2. **Make our "walking path" a "unit step" ($\mathbf{u}$):**
Length of $\mathbf{v}$ ($\|\mathbf{v}\|$) = $\sqrt{(1)^2 + (3)^2} = \sqrt{1 + 9} = \sqrt{10}$.
$\mathbf{u} = \frac{\langle 1, 3 \rangle}{\sqrt{10}} = \langle \frac{1}{\sqrt{10}}, \frac{3}{\sqrt{10}} \rangle$.

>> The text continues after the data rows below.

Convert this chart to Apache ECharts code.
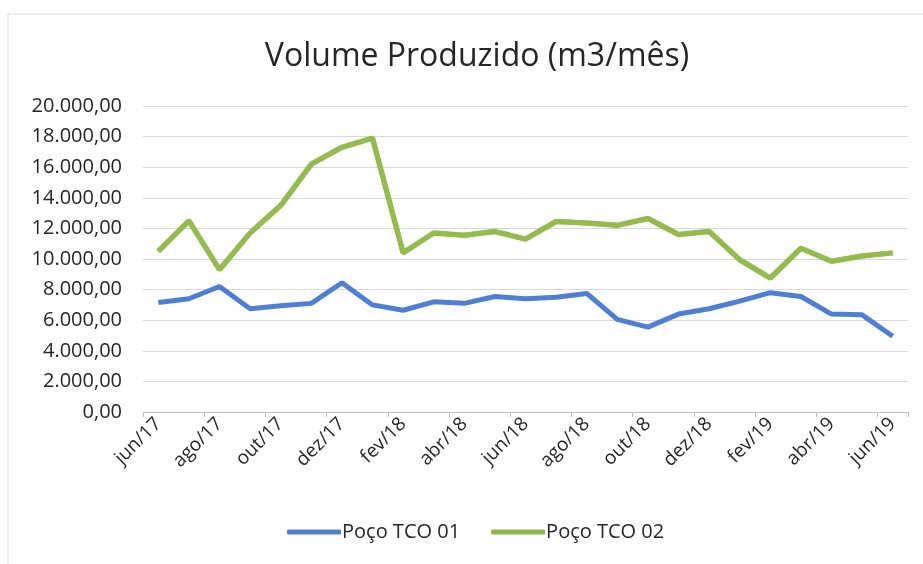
<!DOCTYPE html>
<html lang="pt">
<head>
  <meta charset="UTF-8">
  <script src="https://cdn.jsdelivr.net/npm/echarts@6/dist/echarts.min.js"></script>
  <title>Volume Produzido</title>
  <style>
    body { margin: 0; background: #fff; }
  </style>
</head>
<body>
  <div id="main" style="width: 923px;height:564px;"></div>
  <script type="text/javascript">
    // dados (m3/mês)
    var meses = ['jun/17','jul/17','ago/17','set/17','out/17','nov/17','dez/17',
                 'jan/18','fev/18','mar/18','abr/18','mai/18','jun/18','jul/18','ago/18','set/18','out/18','nov/18','dez/18',
                 'jan/19','fev/19','mar/19','abr/19','mai/19','jun/19'];
    var pocoTCO01 = [7150, 7400, 8200, 6750, 6950, 7100, 8450,
                     7000, 6650, 7200, 7100, 7550, 7400, 7500, 7750, 6050, 5550, 6400, 6750,
                     7250, 7800, 7550, 6400, 6350, 4950];
    var pocoTCO02 = [10500, 12500, 9300, 11700, 13500, 16200, 17300,
                     17900, 10400, 11700, 11550, 11800, 11300, 12450, 12350, 12200, 12650, 11600, 11800,
                     9950, 8750, 10700, 9850, 10200, 10400];

    var fonte = 'Open Sans';

    // 20000 -> "20.000,00"
    function formatBR(v) {
      var s = Math.round(v).toString().replace(/\B(?=(\d{3})+(?!\d))/g, '.');
      return s + ',00';
    }

    var myChart = echarts.init(document.getElementById('main'));

    var option = {
      backgroundColor: '#fff',
      animation: false,
      graphic: [{
        type: 'rect',
        shape: { x: 8, y: 14, width: 930, height: 570 },
        style: { fill: 'none', stroke: '#d9d9d9', lineWidth: 1 },
        silent: true
      }],
      title: {
        text: 'Volume Produzido (m3/mês)',
        left: 472,
        textAlign: 'center',
        top: 36,
        textStyle: { fontFamily: fonte, fontSize: 32, fontWeight: 'normal', color: '#262626' }
      },
      legend: {
        bottom: 17,
        left: 282,
        itemWidth: 54,
        itemHeight: 5,
        itemGap: 31,
        icon: 'roundRect',
        textStyle: { fontFamily: fonte, fontSize: 20, color: '#262626', padding: [0, 0, 0, -4] },
        data: ['Poço TCO 01', 'Poço TCO 02']
      },
      grid: { left: 143, right: 15, top: 106, bottom: 152 },
      xAxis: {
        type: 'category',
        data: meses,
        boundaryGap: true,
        axisLine: { lineStyle: { color: '#bfbfbf' } },
        axisTick: { show: true, interval: 1, length: 5, lineStyle: { color: '#bfbfbf' } },
        axisLabel: {
          interval: 1,
          rotate: 45,
          margin: 9,
          fontFamily: fonte, fontSize: 19, color: '#262626'
        }
      },
      yAxis: {
        type: 'value',
        min: 0,
        max: 20000,
        interval: 2000,
        axisLine: { show: false },
        axisTick: { show: false },
        splitLine: { lineStyle: { color: '#d9d9d9' } },
        axisLabel: {
          margin: 21,
          fontFamily: fonte, fontSize: 20, color: '#262626',
          formatter: formatBR
        }
      },
      series: [
        {
          name: 'Poço TCO 01',
          type: 'line',
          data: pocoTCO01,
          symbol: 'none',
          color: '#4f7fd4',
          lineStyle: { width: 5, color: '#4f7fd4' }
        },
        {
          name: 'Poço TCO 02',
          type: 'line',
          data: pocoTCO02,
          symbol: 'none',
          color: '#8fb847',
          lineStyle: { width: 5, color: '#93bc4a', shadowColor: 'rgba(60,90,20,0.6)', shadowBlur: 1 }
        }
      ]
    };

    myChart.setOption(option);
  </script>
</body>
</html>
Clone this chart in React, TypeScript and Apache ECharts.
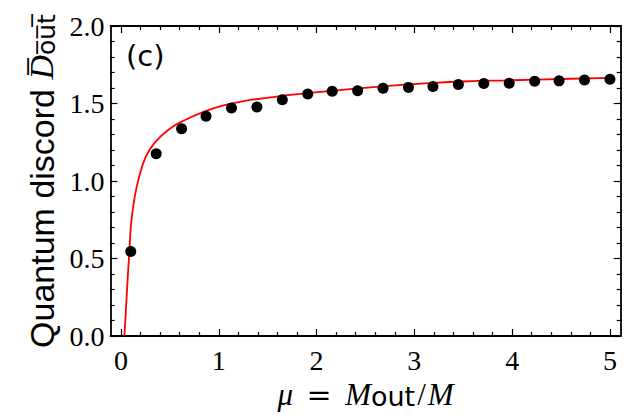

3. **Combine the "slope guide" with our "unit step" (Dot Product):**
$D_{\mathbf{u}} f(3,2) = \nabla f(3,2) \cdot \mathbf{u}$
$D_{\mathbf{u}} f(3,2) = \langle -\frac{1}{3}, -\frac{1}{2} \rangle \cdot \langle \frac{1}{\sqrt{10}}, \frac{3}{\sqrt{10}} \rangle$
$D_{\mathbf{u}} f(3,2) = (-\frac{1}{3})(\frac{1}{\sqrt{10}}) + (-\frac{1}{2})(\frac{3}{\sqrt{10}})$
$D_{\mathbf{u}} f(3,2) = -\frac{1}{3\sqrt{10}} - \frac{3}{2\sqrt{10}}$
To add these fractions, we find a common denominator, which is $6\sqrt{10}$:
$D_{\mathbf{u}} f(3,2) = -\frac{1 \times 2}{3\sqrt{10} \times 2} - \frac{3 \times 3}{2\sqrt{10} \times 3}$
$D_{\mathbf{u}} f(3,2) = -\frac{2}{6\sqrt{10}} - \frac{9}{6\sqrt{10}}$
$D_{\mathbf{u}} f(3,2) = -\frac{11}{6\sqrt{10}}$.
Sometimes, grown-ups like to "rationalize the denominator" to make it look neater (get rid of the square root on the bottom):
$D_{\mathbf{u}} f(3,2) = -\frac{11}{6\sqrt{10}} \times \frac{\sqrt{10}}{\sqrt{10}} = -\frac{11\sqrt{10}}{6 \times 10} = -\frac{11\sqrt{10}}{60}$.
So, in this direction, the function is also decreasing, but at a rate of $\frac{11\sqrt{10}}{60}$.